Exercise goal
Gather all lines from the material that contain "with".

Records shown
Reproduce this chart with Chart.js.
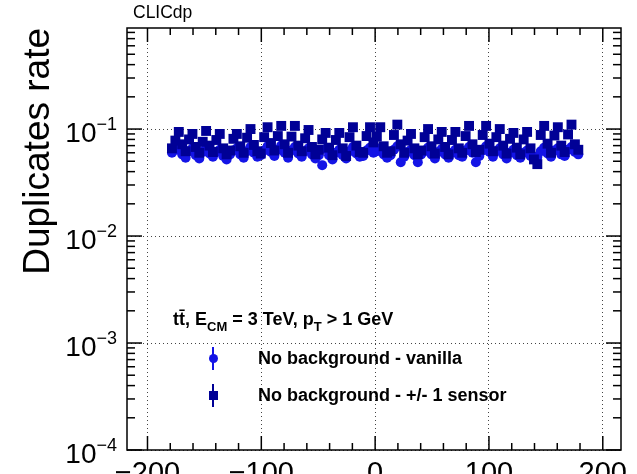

==

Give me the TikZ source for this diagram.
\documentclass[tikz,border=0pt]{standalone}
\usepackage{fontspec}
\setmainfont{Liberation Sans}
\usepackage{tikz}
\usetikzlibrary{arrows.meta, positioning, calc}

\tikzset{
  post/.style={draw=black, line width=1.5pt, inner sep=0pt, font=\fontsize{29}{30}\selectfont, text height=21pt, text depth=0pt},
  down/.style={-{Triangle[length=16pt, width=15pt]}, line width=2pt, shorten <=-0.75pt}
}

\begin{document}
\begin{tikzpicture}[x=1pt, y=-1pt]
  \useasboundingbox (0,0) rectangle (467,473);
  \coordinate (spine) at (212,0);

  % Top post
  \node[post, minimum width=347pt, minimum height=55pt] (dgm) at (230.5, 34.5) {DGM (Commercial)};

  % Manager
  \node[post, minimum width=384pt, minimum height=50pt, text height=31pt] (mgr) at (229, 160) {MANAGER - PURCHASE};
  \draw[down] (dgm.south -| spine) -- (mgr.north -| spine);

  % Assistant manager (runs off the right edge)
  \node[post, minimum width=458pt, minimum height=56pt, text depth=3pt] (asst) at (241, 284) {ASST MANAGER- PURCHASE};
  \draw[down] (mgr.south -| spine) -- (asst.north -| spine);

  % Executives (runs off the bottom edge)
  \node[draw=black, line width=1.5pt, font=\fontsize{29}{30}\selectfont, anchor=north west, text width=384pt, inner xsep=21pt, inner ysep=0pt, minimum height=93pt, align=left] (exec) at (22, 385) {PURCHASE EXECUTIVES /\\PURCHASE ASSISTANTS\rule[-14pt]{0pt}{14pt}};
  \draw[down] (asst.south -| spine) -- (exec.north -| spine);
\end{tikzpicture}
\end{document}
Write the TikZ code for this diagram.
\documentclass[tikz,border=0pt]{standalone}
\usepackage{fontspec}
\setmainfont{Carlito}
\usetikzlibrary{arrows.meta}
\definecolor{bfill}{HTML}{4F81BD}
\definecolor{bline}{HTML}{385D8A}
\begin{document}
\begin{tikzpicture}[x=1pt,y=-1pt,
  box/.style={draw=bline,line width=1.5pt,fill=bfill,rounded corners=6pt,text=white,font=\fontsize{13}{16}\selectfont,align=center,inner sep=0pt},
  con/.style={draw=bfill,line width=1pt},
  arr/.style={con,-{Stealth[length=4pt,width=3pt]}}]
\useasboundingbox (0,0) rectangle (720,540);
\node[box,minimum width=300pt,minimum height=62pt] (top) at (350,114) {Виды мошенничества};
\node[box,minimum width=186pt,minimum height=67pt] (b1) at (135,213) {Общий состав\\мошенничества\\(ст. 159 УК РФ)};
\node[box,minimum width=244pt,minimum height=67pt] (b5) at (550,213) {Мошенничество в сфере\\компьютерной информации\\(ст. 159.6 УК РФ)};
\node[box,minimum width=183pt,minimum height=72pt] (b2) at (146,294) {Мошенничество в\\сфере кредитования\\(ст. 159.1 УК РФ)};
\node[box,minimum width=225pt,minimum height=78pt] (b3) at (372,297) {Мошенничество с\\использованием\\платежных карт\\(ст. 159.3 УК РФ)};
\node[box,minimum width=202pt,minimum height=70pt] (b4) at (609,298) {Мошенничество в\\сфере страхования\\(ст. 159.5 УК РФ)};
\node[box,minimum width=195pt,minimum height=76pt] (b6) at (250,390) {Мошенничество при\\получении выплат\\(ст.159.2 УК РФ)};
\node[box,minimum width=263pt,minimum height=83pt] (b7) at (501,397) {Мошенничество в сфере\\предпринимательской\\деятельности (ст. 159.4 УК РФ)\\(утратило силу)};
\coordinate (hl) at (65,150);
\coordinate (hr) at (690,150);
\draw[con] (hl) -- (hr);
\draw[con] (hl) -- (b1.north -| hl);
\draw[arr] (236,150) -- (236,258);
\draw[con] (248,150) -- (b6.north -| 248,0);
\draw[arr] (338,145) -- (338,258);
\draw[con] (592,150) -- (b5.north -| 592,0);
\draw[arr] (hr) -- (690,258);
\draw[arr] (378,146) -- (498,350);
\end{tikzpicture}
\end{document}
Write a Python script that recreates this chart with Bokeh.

==

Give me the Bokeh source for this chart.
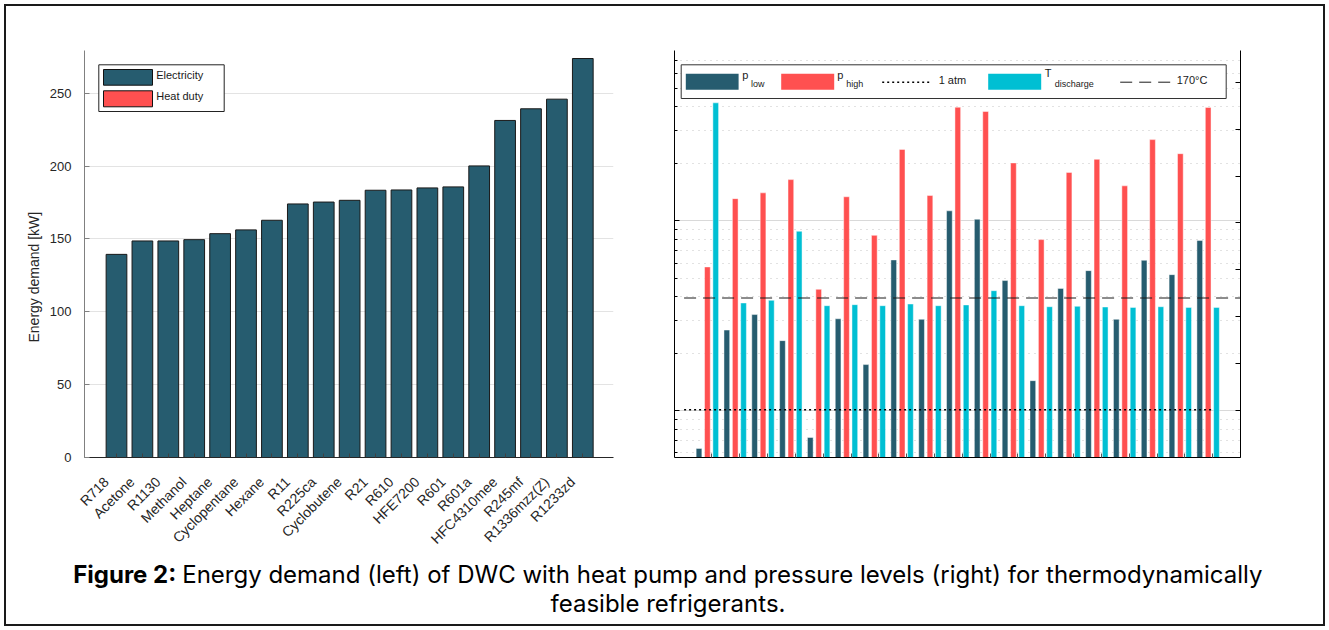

Solution
Reproduce this chart with Chart.js.
Write a Python script that recreates this chart with Bokeh.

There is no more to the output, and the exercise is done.